The best way to do this is with a doctor’s affirmation. The pre-existing injury should be addressed, in its entirety and in detail, by your doctor. A conclusory doctor’s affidavit is insufficient to raise an issue of fact on this point. Further, a doctor’s affidavit that completely ignores the prior injury will be insufficient.
Asymptomatic prior injuries might not shift the burden. Courts have held that a doctor’s opinion noting an asymptomatic pre-existing “degenerative” spine condition does not shift the burden to the Plaintiff to address the prior injury under the Pommells v. Perez holding.
(4) Deficiencies Must be Quantified
“In order to establish a permanent consequential limitation or a significant limitation of use, the medical evidence submitted by plaintiff must contain objective, quantitative evidence with respect to diminished range of motion or a qualitative assessment comparing plaintiff’s present limitations to the normal function, purpose and use of the affected body organ, member, function or system.” The Court of Appeals in Toure established that an expert’s conclusory findings, without support, will not suffice to establish a serious injury under the Insurance Law.
If you are relying on a claim of decreased range of motion, you must submit proof of the Plaintiff’s actual range of motion and compare it with the normal range of motion. Conclusory opinions of “decreased range of motion” will not be sufficient to raise issues of fact as to serious injury. Also, keep in mind that you may need to establish objective deficiencies, such as decreased range of motion, to meet the threshold. Courts have repeatedly held that proof of a herniated disc, without objective tests, is insufficient to meet the threshold.
Plaintiff’s subjective complaints of pain, without any objective medical evidence in support, are insufficient to establish a serious injury.
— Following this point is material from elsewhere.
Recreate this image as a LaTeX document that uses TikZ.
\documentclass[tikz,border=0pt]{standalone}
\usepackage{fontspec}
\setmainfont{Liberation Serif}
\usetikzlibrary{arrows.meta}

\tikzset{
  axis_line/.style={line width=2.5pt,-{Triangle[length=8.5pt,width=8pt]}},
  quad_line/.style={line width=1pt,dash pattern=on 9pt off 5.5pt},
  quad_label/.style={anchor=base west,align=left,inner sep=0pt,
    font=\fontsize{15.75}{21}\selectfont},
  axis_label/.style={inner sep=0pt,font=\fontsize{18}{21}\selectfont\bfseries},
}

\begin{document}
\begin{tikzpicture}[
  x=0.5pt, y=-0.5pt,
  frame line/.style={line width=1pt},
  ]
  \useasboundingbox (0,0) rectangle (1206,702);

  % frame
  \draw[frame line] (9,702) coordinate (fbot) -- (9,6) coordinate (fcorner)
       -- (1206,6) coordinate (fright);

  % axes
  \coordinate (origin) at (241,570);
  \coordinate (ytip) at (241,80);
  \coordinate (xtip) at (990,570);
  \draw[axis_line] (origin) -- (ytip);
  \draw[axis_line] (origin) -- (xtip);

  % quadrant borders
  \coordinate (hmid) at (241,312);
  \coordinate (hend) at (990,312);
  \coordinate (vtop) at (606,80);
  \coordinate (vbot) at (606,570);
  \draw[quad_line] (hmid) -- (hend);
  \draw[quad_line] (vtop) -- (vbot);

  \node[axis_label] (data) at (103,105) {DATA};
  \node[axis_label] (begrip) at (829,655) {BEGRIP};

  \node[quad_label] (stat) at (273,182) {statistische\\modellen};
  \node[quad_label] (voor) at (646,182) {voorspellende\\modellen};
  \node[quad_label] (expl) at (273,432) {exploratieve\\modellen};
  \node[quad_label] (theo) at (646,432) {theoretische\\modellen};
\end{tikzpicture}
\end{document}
Accordingly, (in back and neck cases) you can expect Plaintiff to submit proof of objective findings of decreased range of motion, muscle spasms, etc. If you can, point out where Plaintiff’s complaints are merely “subjective”. Further, argue that some limitations are so “mild, minor or slight” that they do not constitute a threshold injury. As stated above, an MRI showing herniated discs (without more) will not meet the threshold.
(5) Medical Records Must be Certified
Proof submitted in support of summary judgment motion, or in opposition thereto, must be in admissible form. Specifically, movant for summary judgment on the issue of serious injury threshold may not rely on unsworn medical records in support of his/her motion.
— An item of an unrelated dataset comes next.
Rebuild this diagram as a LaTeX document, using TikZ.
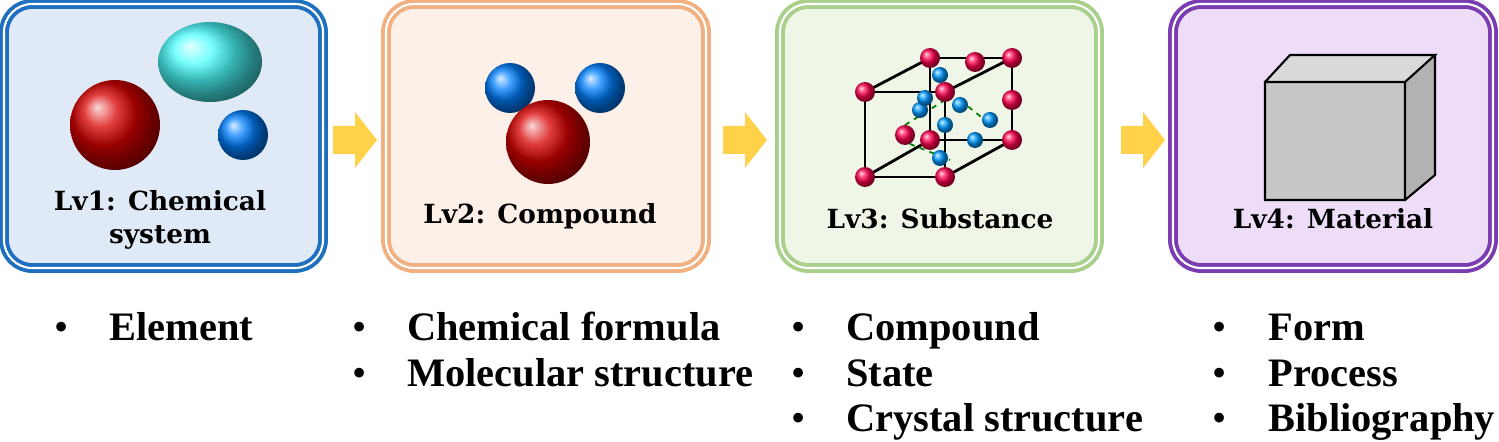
\documentclass[tikz,border=0pt]{standalone}
\usepackage{fontspec}
\setmainfont{Liberation Serif}
\newfontfamily\labfont{DejaVu Serif}
\definecolor{bA}{HTML}{1F6FC0}\definecolor{bAf}{HTML}{DFEAF6}
\definecolor{bB}{HTML}{F0B080}\definecolor{bBf}{HTML}{FDF0E8}
\definecolor{bC}{HTML}{A8D08A}\definecolor{bCf}{HTML}{EFF6E8}
\definecolor{bD}{HTML}{7A3CB0}\definecolor{bDf}{HTML}{EEDDF8}
\definecolor{arr}{HTML}{FFD24A}
\begin{document}
\begin{tikzpicture}[x=0.02cm,y=-0.02cm,
 box/.style={draw=#1,line width=2.2pt,rounded corners=16pt,double=white,double distance=1.2pt},
 lab/.style={font=\labfont\bfseries\fontsize{15}{19}\selectfont,align=center},
 item/.style={font=\bfseries\fontsize{23}{27}\selectfont,anchor=base west,inner sep=0pt},
 bul/.style={font=\fontsize{23}{27}\selectfont,anchor=base},
 ball/.style={shading=ball,ball color=#1}]
\useasboundingbox (0,0) rectangle (1499,442);
% boxes
\fill[bAf,rounded corners=16pt] (4,4) rectangle (323,268);
\draw[box=bA] (4,4) rectangle (323,268);
\fill[bBf,rounded corners=16pt] (386,4) rectangle (706,268);
\draw[box=bB] (386,4) rectangle (706,268);
\fill[bCf,rounded corners=16pt] (780,4) rectangle (1099,268);
\draw[box=bC] (780,4) rectangle (1099,268);
\fill[bDf,rounded corners=16pt] (1173,4) rectangle (1493,268);
\draw[box=bD] (1173,4) rectangle (1493,268);
% arrows
\foreach \x in {333,723,1121}
 \fill[arr] (\x,126)--(\x+22,126)--(\x+22,112)--(\x+44,140)--(\x+22,168)--(\x+22,154)--(\x,154)--cycle;
% box1 balls
\shade[ball=cyan!70!white] (210,62) ellipse (52 and 40);
\shade[ball=red!85!black] (115,125) circle (45);
\shade[ball=blue!50!cyan] (243,135) circle (25);
% box2 balls
\shade[ball=blue!50!cyan] (510,88) circle (25);
\shade[ball=blue!50!cyan] (600,88) circle (25);
\shade[ball=red!85!black] (548,142) circle (42);
% box3 lattice
\begin{scope}[line width=1.6pt]
\draw (865,92) rectangle (945,177);
\draw (930,58) rectangle (1012,140);
\draw (865,92)--(930,58) (945,92)--(1012,58) (945,177)--(1012,140) (865,177)--(930,140);
\draw[green!50!black,dashed,line width=1pt] (905,125)--(945,100) (900,140)--(950,160) (960,100)--(985,120);
\end{scope}
\foreach \p in {(865,92),(945,92),(865,177),(945,177),(930,58),(1012,58),(1012,140),(930,140),(905,135),(975,62),(1012,100)}
 \shade[ball=red!70!magenta] \p circle (10);
\foreach \p in {(940,75),(920,110),(960,105),(990,120),(945,125),(940,158),(975,140),(925,98)}
 \shade[ball=blue!40!cyan] \p circle (8);
% box4 cube
\fill[gray!45] (1265,82) rectangle (1405,200);
\fill[gray!30] (1265,82)--(1290,55)--(1435,55)--(1405,82)--cycle;
\fill[gray!60] (1405,82)--(1435,55)--(1435,175)--(1405,200)--cycle;
\draw[line width=1.2pt] (1265,82) rectangle (1405,200) (1265,82)--(1290,55)--(1435,55)--(1405,82) (1435,55)--(1435,175)--(1405,200);
% labels
\node[lab] (l1) at (160,220) {Lv1: Chemical\\system};
\node[lab] (l2) at (540,216) {Lv2: Compound};
\node[lab] (l3) at (940,219) {Lv3: Substance};
\node[lab] (l4) at (1333,219) {Lv4: Material};
% lists
\node[bul] at (62,341) {•}; \node[item] at (109,341) {Element};
\node[bul] at (360,341) {•}; \node[item] at (407,341) {Chemical formula};
\node[bul] at (360,387) {•}; \node[item] at (407,387) {Molecular structure};
\node[bul] at (799,341) {•}; \node[item] at (846,341) {Compound};
\node[bul] at (799,387) {•}; \node[item] at (846,387) {State};
\node[bul] at (799,432) {•}; \node[item] at (846,432) {Crystal structure};
\node[bul] at (1220,341) {•}; \node[item] at (1268,341) {Form};
\node[bul] at (1220,387) {•}; \node[item] at (1268,387) {Process};
\node[bul] at (1220,432) {•}; \node[item] at (1268,432) {Bibliography};
\end{tikzpicture}
\end{document}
Certify your medical records. This is difficult to do last minute, so get the certification with your initial medical requests. Also, be aware that a defendant may rely on any records which have been provided by Plaintiff and/or Plaintiff’s counsel without the requirement that these records be certified.
Also, note that some Courts have recognized that a defendant moving for summary judgment may submit unsworn medical reports and records of the plaintiff’s physicians to demonstrate a lack of serious injury. However, when the defendant does so, he/she “opens the door” for the plaintiff to rely on the same unsworn or unaffirmed reports and records in opposition of the motion.